We could move everything to a new ‘archive’ subfolder, and maybe set it up so that any version specific links redirect to the new archive location whenever a new version is released. then, only the links using ‘latest’ might have the issue above. I don’t know if that location change would affect the google results. or what it is that keeps the v4 results at the top of the google list compared to the others.

this also reminds me that we had a mailing list conversation about the broken link page going to ‘missing function’ is probably not the best choice.

This is a tricky problem and other projects have the same problem. For example, when I search for Qt documentation, I rarely get a link for the latest version. And the Qt documentation pages do not offer any indication that I’m not reading the docs for the latest version.

I guess that having a link that redirects to the latest version of that specific part of the manual can be really tricky in some cases, for example when a documentation page is later split into multiple parts.

I think the goal is to avoid problem of having someone searching for some term, and end up reading the documentation for an old version without realising that the documentation may be out of date.

There is one thing that I found helps a lot, and which Octave documentation does not do, is to include the version number in the page title. Including the version number on the page title means that the version number is displayed on the search results. Just compare searching for “Octave betacdf” and “Qt QDateEdit”

Another thing is having a banner at the top warning that the page currently being viewed is not for the latest version of Octave. See for example, the red banner shown by django for no longer supported and unsecure versions Applications | Django documentation | Django

3 Likes

I agree with leaving all the documentation pages as is without redirection but adding a banner with a link to latest version (same topic whenever possible or starting page). Another example of this: Libbson — libbson 1.10.1

In addition to the discussion above, I draw your attention to the wording. 4.2.1 uses page titles like “GNU Octave: TOPIC” but subsequent versions use “TOPIC (GNU Octave (version 6.4.0))”. I think the fact that Octave is inside parentheses hides it partially from search engines.
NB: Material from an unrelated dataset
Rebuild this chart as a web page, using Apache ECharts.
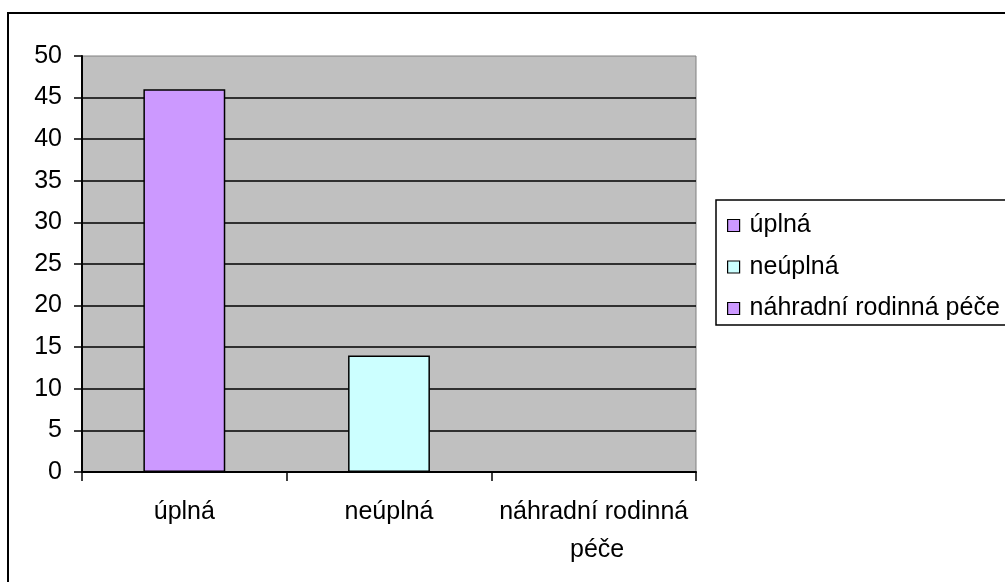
<!DOCTYPE html>
<html>
<head>
<meta charset="utf-8">
<script src="https://cdn.jsdelivr.net/npm/echarts@6/dist/echarts.min.js"></script>
<style>
  html, body { margin: 0; padding: 0; background: #fff; }
  #chart { width: 1005px; height: 582px; }
</style>
</head>
<body>
<div id="chart"></div>
<script>
// data
let categories = ['úplná', 'neúplná', 'náhradní rodinná péče'];
let values = [46, 14, 0];
let barColors = ['#CC99FF', '#CCFFFF', '#CC99FF'];
let yMin = 0, yMax = 50, yStep = 5;

let font = 'Arial, "Liberation Sans", sans-serif';
let fontSize = 25;
let chart = echarts.init(document.getElementById('chart'));

// one series per category so the legend lists each of them
let series = categories.map(function (name, i) {
    return {
        name: name,
        type: 'bar',
        stack: 'one',
        barWidth: '40%',
        itemStyle: {
            color: barColors[i],
            borderColor: '#000',
            borderWidth: 1.5
        },
        data: categories.map(function (c, j) { return j === i ? values[i] : '-'; })
    };
});

let options = {
    backgroundColor: '#fff',
    animation: false,
    textStyle: { fontFamily: font, color: '#000' },
    graphic: [
        {   // outer chart border (runs off the right and bottom)
            type: 'rect',
            shape: { x: 8, y: 13, width: 1200, height: 1000 },
            style: { fill: 'none', stroke: '#000', lineWidth: 2 }
        },
        {   // legend box
            type: 'rect',
            shape: { x: 716, y: 200, width: 400, height: 125 },
            style: { fill: '#fff', stroke: '#000', lineWidth: 1.5 },
            z: 0
        }
    ],
    grid: {
        left: 82,
        top: 56,
        right: 309,
        bottom: 110,
        show: true,
        backgroundColor: '#C0C0C0',
        borderColor: '#808080',
        borderWidth: 1
    },
    legend: {
        orient: 'vertical',
        left: 727,
        top: 213,
        padding: 0,
        icon: 'rect',
        itemWidth: 12,
        itemHeight: 12,
        itemGap: 16.5,
        itemStyle: { borderColor: '#000', borderWidth: 1.2 },
        textStyle: { fontFamily: font, fontSize: fontSize, color: '#000', lineHeight: 24, padding: [0, 0, 0, 5] },
        z: 5
    },
    xAxis: {
        type: 'category',
        data: categories,
        axisLine: { lineStyle: { color: '#000', width: 2 } },
        axisTick: { show: true, length: 9, interval: 0, lineStyle: { color: '#000', width: 1.5 } },
        axisLabel: {
            interval: 0,
            margin: 21,
            fontSize: fontSize,
            fontFamily: font,
            color: '#000',
            lineHeight: 38,
            width: 230,
            overflow: 'break'
        },
        splitLine: { show: false }
    },
    yAxis: {
        type: 'value',
        min: yMin,
        max: yMax,
        interval: yStep,
        axisLine: { show: true, lineStyle: { color: '#000', width: 2 } },
        axisTick: { show: true, length: 8, lineStyle: { color: '#000', width: 1.5 } },
        axisLabel: { margin: 20, fontSize: fontSize, fontFamily: font, color: '#000' },
        splitLine: { show: true, showMaxLine: false, lineStyle: { color: '#000', width: 1.5 } }
    },
    series: series
};
chart.setOption(options);
</script>
</body>
</html>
Would it be OK to change it to the style of 4.2.1?

As this topic comes up again, and TexInfo is too inflexible defining a custom HTML-header, I worked on a JavaScript solution https://octave.org/doc/version_check.js.

This solution avoids a rebuild of all existing documentation and only requires a minimal modification of the existing HTML pages.
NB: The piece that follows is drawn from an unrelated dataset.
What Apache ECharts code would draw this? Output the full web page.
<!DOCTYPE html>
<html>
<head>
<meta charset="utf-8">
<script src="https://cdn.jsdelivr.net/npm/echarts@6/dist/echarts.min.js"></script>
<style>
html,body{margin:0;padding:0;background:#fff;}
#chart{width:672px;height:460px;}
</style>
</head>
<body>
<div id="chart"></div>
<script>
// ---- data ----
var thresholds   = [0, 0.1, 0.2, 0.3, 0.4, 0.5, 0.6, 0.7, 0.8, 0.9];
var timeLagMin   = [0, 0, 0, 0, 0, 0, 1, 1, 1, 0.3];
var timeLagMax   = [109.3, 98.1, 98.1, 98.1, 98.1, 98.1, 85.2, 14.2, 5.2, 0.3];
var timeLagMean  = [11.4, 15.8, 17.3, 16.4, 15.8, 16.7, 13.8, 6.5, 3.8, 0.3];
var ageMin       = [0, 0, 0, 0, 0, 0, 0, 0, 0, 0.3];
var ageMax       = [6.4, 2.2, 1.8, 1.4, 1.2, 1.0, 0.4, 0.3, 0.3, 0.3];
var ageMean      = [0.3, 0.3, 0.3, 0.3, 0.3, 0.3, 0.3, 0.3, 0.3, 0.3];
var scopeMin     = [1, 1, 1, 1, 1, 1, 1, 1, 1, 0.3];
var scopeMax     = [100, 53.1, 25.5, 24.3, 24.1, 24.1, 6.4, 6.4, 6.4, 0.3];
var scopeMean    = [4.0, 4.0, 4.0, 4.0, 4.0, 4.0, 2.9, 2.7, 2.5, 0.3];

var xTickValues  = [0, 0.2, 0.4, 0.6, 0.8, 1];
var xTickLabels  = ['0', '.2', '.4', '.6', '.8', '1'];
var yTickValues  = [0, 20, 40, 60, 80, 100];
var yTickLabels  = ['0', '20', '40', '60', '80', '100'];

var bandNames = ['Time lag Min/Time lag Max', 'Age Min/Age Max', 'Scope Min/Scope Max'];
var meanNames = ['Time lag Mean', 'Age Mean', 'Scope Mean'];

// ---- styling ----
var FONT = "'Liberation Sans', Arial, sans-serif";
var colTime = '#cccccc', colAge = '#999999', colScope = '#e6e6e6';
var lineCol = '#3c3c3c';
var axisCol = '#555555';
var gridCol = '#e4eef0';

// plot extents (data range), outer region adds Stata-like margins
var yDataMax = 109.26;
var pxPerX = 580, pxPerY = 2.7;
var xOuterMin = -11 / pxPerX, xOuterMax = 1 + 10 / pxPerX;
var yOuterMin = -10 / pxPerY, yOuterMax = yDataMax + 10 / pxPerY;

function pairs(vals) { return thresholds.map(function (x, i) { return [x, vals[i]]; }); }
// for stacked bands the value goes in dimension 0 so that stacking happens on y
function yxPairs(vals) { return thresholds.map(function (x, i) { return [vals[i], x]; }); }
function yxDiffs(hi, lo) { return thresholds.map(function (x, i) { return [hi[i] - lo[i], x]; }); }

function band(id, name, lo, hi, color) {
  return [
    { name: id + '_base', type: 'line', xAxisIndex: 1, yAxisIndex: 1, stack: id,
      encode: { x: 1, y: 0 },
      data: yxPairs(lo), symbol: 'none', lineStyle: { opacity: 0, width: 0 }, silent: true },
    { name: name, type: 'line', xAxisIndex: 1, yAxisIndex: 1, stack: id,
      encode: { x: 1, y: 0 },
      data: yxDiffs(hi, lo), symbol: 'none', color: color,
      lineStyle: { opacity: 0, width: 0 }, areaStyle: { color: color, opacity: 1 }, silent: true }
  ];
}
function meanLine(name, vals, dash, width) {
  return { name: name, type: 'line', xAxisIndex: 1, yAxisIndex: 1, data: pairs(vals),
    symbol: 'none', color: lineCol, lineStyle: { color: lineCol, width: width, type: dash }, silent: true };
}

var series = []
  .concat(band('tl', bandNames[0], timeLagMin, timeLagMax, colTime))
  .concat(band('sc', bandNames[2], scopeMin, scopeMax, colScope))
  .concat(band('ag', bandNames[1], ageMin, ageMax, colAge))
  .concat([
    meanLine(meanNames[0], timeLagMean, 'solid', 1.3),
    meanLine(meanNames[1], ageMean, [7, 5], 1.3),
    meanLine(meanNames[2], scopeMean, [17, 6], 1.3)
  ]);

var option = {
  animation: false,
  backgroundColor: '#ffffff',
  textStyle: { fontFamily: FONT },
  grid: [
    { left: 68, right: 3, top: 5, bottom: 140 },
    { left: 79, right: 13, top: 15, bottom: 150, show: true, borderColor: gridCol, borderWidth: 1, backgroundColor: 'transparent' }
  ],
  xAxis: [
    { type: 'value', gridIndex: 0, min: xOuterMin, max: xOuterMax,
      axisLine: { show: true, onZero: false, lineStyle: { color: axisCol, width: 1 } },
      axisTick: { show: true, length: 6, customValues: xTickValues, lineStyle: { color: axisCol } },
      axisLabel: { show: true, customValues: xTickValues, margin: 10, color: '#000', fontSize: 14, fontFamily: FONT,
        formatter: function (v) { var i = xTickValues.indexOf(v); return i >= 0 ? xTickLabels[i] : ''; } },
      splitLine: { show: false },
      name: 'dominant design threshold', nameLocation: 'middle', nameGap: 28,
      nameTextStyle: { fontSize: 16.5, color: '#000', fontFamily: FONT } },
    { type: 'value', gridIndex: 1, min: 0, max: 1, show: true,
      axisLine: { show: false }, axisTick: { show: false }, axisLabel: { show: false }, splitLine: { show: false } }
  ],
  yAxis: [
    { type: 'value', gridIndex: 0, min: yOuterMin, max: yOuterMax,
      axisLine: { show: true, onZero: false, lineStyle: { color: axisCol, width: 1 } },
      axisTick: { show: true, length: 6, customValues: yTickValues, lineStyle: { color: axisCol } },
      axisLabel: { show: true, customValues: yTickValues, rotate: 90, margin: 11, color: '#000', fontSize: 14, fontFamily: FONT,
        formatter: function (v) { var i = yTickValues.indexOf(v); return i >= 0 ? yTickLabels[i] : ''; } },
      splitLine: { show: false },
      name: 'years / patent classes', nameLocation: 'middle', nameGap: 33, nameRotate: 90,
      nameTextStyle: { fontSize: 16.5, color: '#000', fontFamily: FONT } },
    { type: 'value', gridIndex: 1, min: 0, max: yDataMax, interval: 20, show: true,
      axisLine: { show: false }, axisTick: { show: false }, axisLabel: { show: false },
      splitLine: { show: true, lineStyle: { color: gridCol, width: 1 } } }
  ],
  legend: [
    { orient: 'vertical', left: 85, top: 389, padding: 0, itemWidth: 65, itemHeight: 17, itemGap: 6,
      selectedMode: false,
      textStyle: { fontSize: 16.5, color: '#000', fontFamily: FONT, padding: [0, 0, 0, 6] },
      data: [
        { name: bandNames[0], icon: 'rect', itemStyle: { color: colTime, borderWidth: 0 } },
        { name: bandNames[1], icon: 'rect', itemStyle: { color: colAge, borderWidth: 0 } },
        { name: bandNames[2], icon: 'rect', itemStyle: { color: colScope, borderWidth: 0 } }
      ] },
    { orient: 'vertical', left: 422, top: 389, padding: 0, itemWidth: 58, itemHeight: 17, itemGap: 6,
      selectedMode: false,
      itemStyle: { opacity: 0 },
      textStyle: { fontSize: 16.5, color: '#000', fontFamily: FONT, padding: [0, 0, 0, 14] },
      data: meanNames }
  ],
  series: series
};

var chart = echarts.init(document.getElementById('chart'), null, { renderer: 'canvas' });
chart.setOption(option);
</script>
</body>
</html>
Injecting the following <script>-tag before the closing </head>-tag:

  <script type="text/javascript" src="../version_check.js"></script>
</head>

via a sed-one-liner:

sed -i 's|</head>|<script type="text/javascript" src="../version_check.js"></script>\n</head>|' v4.0.0/[^X]*.html

One example I created is:

The maintenance of this solution is reasonable:

  • Update the latest release number in version_check.js manually.
  • Run the sed-one-liner in the new documentation folder after deployment.

If this is a satisfying solution, I will backup the existing documentation and inject this tag in all HTML files.

Apply this solution?

  • Yes
  • No

0 voters

Curious, what will the “latest version of this page” link look like for a page that has no current version like the betacdf page mentioned above? assuming it will look the same and just point to a nonexistent page, we should probably change the default not found landing page from the current “missing function” one.
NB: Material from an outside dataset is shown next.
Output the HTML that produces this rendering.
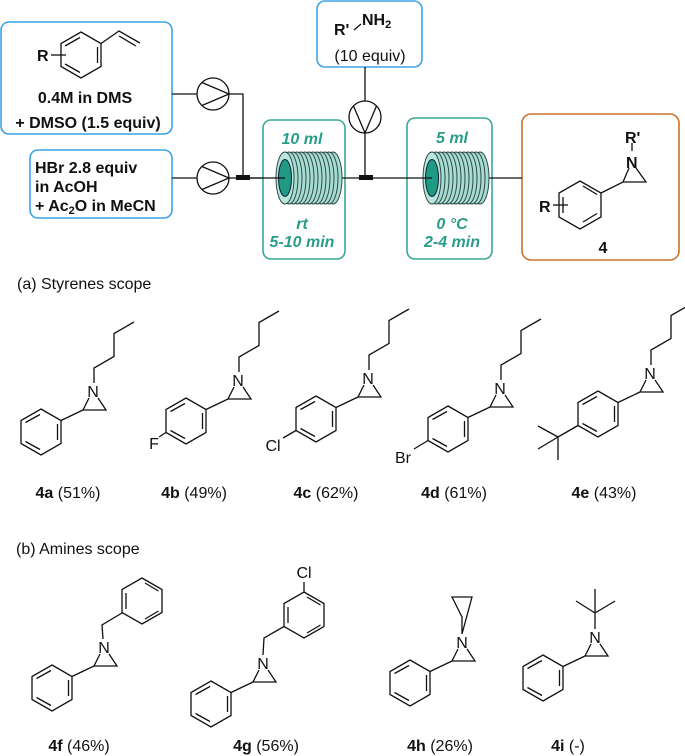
<!DOCTYPE html>
<html><head><meta charset="utf-8">
<style>
html,body{margin:0;padding:0;background:#fff;}
svg{display:block;font-family:"Liberation Sans",Arial,sans-serif;}
.b{font-weight:bold;font-size:16px;fill:#111;}
.t{font-size:16px;fill:#111;}
.g{font-weight:bold;font-style:italic;font-size:16px;fill:#2a9d8a;}
.ln{stroke:#111;stroke-width:1.3;fill:none;}
.at{font-size:16px;fill:#111;}
</style></head><body>
<svg width="685" height="756" viewBox="0 0 685 756" xmlns="http://www.w3.org/2000/svg">
<defs>
  <g id="az" class="ln">
    <path d="M-4,7 L-10,19 L13,19 L5,7"/>
    <path d="M-10,19 L-32,29.5"/>
    <path d="M-52,18 L-32,29.5 L-32,52.5 L-52,64 L-72,52.5 L-72,29.5 Z"/>
    <path d="M-67.5,31.5 L-53,23.5 M-35.5,33 L-35.5,49 M-67.5,50.5 L-53,58.5"/>
  </g>
  <g id="bu" class="ln"><path d="M1,-8 L1,-23 L21,-34.5 L21,-57.5 L41,-69"/></g>
  <g id="coil">
    <g fill="#a6dcd2" stroke="#2f4a46" stroke-width="1">
      <ellipse cx="48" cy="0" rx="9" ry="26"/>
      <ellipse cx="44" cy="0" rx="9" ry="26"/>
      <ellipse cx="40" cy="0" rx="9" ry="26"/>
      <ellipse cx="36" cy="0" rx="9" ry="26"/>
      <ellipse cx="32" cy="0" rx="9" ry="26"/>
      <ellipse cx="28" cy="0" rx="9" ry="26"/>
      <ellipse cx="24" cy="0" rx="9" ry="26"/>
      <ellipse cx="20" cy="0" rx="9" ry="26"/>
      <ellipse cx="16" cy="0" rx="9" ry="26"/>
      <ellipse cx="12" cy="0" rx="9" ry="26"/>
      <ellipse cx="8" cy="0" rx="9" ry="26"/>
      <ellipse cx="4" cy="0" rx="9" ry="26"/>
      <ellipse cx="0" cy="0" rx="9" ry="26" fill="#b8e6dd"/>
    </g>
    <ellipse cx="0" cy="0" rx="6.5" ry="18.5" fill="#1f9a84" stroke="#123" stroke-width="1"/>
    <line x1="-40" y1="0" x2="0" y2="0" stroke="#111" stroke-width="1.3"/>
  </g>
</defs>

<rect x="1" y="22" width="171" height="112" rx="8" fill="none" stroke="#3ba3e6" stroke-width="1.6"/>
<rect x="30" y="150" width="142" height="68" rx="8" fill="none" stroke="#3ba3e6" stroke-width="1.6"/>
<rect x="317" y="1" width="105" height="66" rx="8" fill="none" stroke="#3ba3e6" stroke-width="1.6"/>
<rect x="263" y="120" width="82" height="139" rx="8" fill="none" stroke="#3aa897" stroke-width="1.6"/>
<rect x="407" y="118" width="85" height="141" rx="8" fill="none" stroke="#3aa897" stroke-width="1.6"/>
<rect x="522" y="114" width="157" height="146" rx="9" fill="none" stroke="#c77330" stroke-width="1.6"/>

<g class="ln">
  <path d="M81,32 L101,43.5 L101,66.5 L81,78 L61,66.5 L61,43.5 Z"/>
  <path d="M65,46 L80,37.5 M97.5,47 L97.5,63 M65,64 L80,72.5"/>
  <path d="M101,43.5 L119,31 L140,43 M119,36 L136,46"/>
  <path d="M51,55 L66,55"/>
</g>
<text x="37" y="61" class="b">R</text>
<text x="85" y="103" class="b" text-anchor="middle">0.4M in DMS</text>
<text x="88" y="128" class="b" text-anchor="middle">+  DMSO (1.5 equiv)</text>
<text x="35" y="173" class="b">HBr 2.8 equiv</text>
<text x="35" y="192" class="b">in AcOH</text>
<text x="35" y="211" class="b">+  Ac<tspan font-size="11" dy="3">2</tspan><tspan dy="-3">O in MeCN</tspan></text>

<text x="334" y="35" class="b">R'</text>
<line x1="354" y1="30" x2="361" y2="24" class="ln"/>
<text x="362" y="25" class="b">NH<tspan font-size="11" dy="3">2</tspan></text>
<text x="370" y="61" class="t" text-anchor="middle">(10 equiv)</text>

<g class="ln">
  <path d="M172,94 L197,94 M229,94 L243,94 L243,178"/>
  <path d="M172,178 L197,178 M229,178 L263,178"/>
  <path d="M365,67 L365,101 M365,133 L365,178"/>
  <path d="M330,178 L392,178 M480,178 L522,178"/>
  <circle cx="213" cy="94" r="16"/>
  <path d="M202,82.5 L229,94 L202,105.5"/>
  <circle cx="213" cy="178" r="16"/>
  <path d="M202,166.5 L229,178 L202,189.5"/>
  <circle cx="365" cy="117" r="16"/>
  <path d="M353.5,106 L365,133 L376.5,106"/>
</g>
<rect x="236" y="175" width="14" height="5" fill="#111"/>
<rect x="359" y="175" width="14" height="5" fill="#111"/>

<use href="#coil" x="285" y="178"/>
<use href="#coil" x="432" y="178"/>

<text x="302" y="144" class="g" text-anchor="middle">10 ml</text>
<text x="302" y="229" class="g" text-anchor="middle">rt</text>
<text x="302" y="247" class="g" text-anchor="middle">5-10 min</text>
<text x="452" y="143" class="g" text-anchor="middle">5 ml</text>
<text x="452" y="229" class="g" text-anchor="middle">0 °C</text>
<text x="452" y="247" class="g" text-anchor="middle">2-4 min</text>

<g class="ln">
  <path d="M580,181 L601,193 L601,217 L580,229 L559,217 L559,193 Z"/>
  <path d="M583,186 L597,194.5 M597,213.5 L583,222 M563,197 L563,213"/>
  <path d="M601,193 L623,182 L646,182 L636,168 M623,182 L629,168"/>
  <path d="M632,143 L632,151"/>
  <path d="M553,205 L568,205"/>
</g>
<text x="625" y="143" class="b">R'</text>
<text x="626" y="168" class="b">N</text>
<text x="539" y="212" class="b">R</text>
<text x="603" y="253" class="b" text-anchor="middle">4</text>

<text x="17" y="289" class="t">(a) Styrenes scope</text>

<use href="#az" x="93" y="391"/><use href="#bu" x="93" y="391"/>
<text x="93" y="397" class="at" text-anchor="middle">N</text>

<use href="#az" x="238" y="380"/><use href="#bu" x="238" y="380"/>
<text x="238" y="386" class="at" text-anchor="middle">N</text>
<line x1="166" y1="432.5" x2="159" y2="437" class="ln"/>
<text x="154" y="449" class="at" text-anchor="middle">F</text>

<use href="#az" x="368" y="378"/><use href="#bu" x="368" y="378"/>
<text x="368" y="384" class="at" text-anchor="middle">N</text>
<line x1="296" y1="430.5" x2="283" y2="438" class="ln"/>
<text x="273" y="451" class="at" text-anchor="middle">Cl</text>

<use href="#az" x="500" y="388"/><use href="#bu" x="500" y="388"/>
<text x="500" y="394" class="at" text-anchor="middle">N</text>
<line x1="428" y1="440.5" x2="414" y2="449" class="ln"/>
<text x="403" y="463" class="at" text-anchor="middle">Br</text>

<use href="#az" x="650" y="373"/><use href="#bu" x="650" y="373"/>
<text x="650" y="379" class="at" text-anchor="middle">N</text>
<path d="M578,425.5 L558,437 M558,437 L538,426 M558,437 L538,449 M558,437 L558,460" class="ln"/>

<g class="t" text-anchor="middle">
<text x="68" y="498"><tspan font-weight="bold">4a</tspan> (51%)</text>
<text x="194" y="498"><tspan font-weight="bold">4b</tspan> (49%)</text>
<text x="326" y="498"><tspan font-weight="bold">4c</tspan> (62%)</text>
<text x="454" y="498"><tspan font-weight="bold">4d</tspan> (61%)</text>
<text x="604" y="498"><tspan font-weight="bold">4e</tspan> (43%)</text>
</g>

<text x="16" y="554" class="t">(b) Amines scope</text>

<use href="#az" x="104" y="647"/>
<text x="104" y="653" class="at" text-anchor="middle">N</text>
<g class="ln">
  <path d="M103,639 L102,625 L122,613"/>
  <path d="M142,578 L162,589.5 L162,612.5 L142,624 L122,612.5 L122,589.5 Z"/>
  <path d="M145,583 L158.5,591 M158.5,611 L145,619 M126,593 L126,609"/>
</g>

<use href="#az" x="263" y="663"/>
<text x="263" y="669" class="at" text-anchor="middle">N</text>
<g class="ln">
  <path d="M263,655 L264,638 L284,626.5"/>
  <path d="M304,592 L324,603.5 L324,626.5 L304,638 L284,626.5 L284,603.5 Z"/>
  <path d="M307,597 L320.5,605 M320.5,625 L307,633 M288,607 L288,623"/>
  <path d="M304,592 L304,582"/>
</g>
<text x="304" y="578" class="at" text-anchor="middle">Cl</text>

<use href="#az" x="462" y="642"/>
<text x="462" y="648" class="at" text-anchor="middle">N</text>
<path d="M462,634 L462,617 L452,597 L472,597 Z" class="ln"/>

<use href="#az" x="595" y="637"/>
<text x="595" y="643" class="at" text-anchor="middle">N</text>
<path d="M595,629 L595,613 M595,613 L595,589 M595,613 L576,601 M595,613 L615,601" class="ln"/>

<g class="t" text-anchor="middle">
<text x="79" y="751"><tspan font-weight="bold">4f</tspan> (46%)</text>
<text x="266" y="751"><tspan font-weight="bold">4g</tspan> (56%)</text>
<text x="440" y="751"><tspan font-weight="bold">4h</tspan> (26%)</text>
<text x="568" y="751"><tspan font-weight="bold">4i</tspan> (-)</text>
</g>
</svg>
</body></html>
Could this be done using robots.txt to instruct search engines which pages to index ?

The JavaScript is now applied to all existing documentation. Please report any problems.

Regarding your assertion @nrjank , the “Latest version of this page:” link is now only shown, if that page really exists, to avoid confusion.

In your example, @nrjank for example, the XREF target Distributions.html page still exists, but the XREF to the betacdf function is broken. The solution is for sure not perfect, but in most cases this change is helpful to get to the latest version of the documentation (basically what I did manually in the past years in the browser address bar). Nobody is forced to click the link and luckily there is a history back function in many browsers :innocent:

@phopfgartner thanks for the hint. If you would like to work on this, I can give you details about the current homepage.

1 Like

Looks pretty good! Thanks @siko1056!

Are there pages corresponding to deprecated functions and operators that no longer exist in newer versions?

for the example above for betacdf where the page exists but the function does not, you get:

the link https://octave.org/doc/v6.4.0/Distributions.html#XREFbetacdf still works, but it just takes you to the top of the Distributions page because the #XREFbetacdf bookmark doesn’t exist on the new page.

For whole pages that don’t exist in the new manual, e.g., the contributor guidelines section at https://octave.org/doc/v4.0.1/How-to-Contribute.html#How-to-Contribute, you get:

It only gives the old version warning and the first link to the root of the current manual. (Since this material mainly moved from the manual to the wiki, this makes sense. there is a ‘how you can contribute’ page at the front of the manual with a link to the octave.org ‘get involved’ page.) Google of course keeps pointing to the old page first, but at least the wiki’s there (see below). it’s a bit difficult to fix that unless @phopfgartner’s robots.txt suggestion helps.

image

are there other functions you had in mind that this isn’t working for?

Yes, I can try to have a look at it.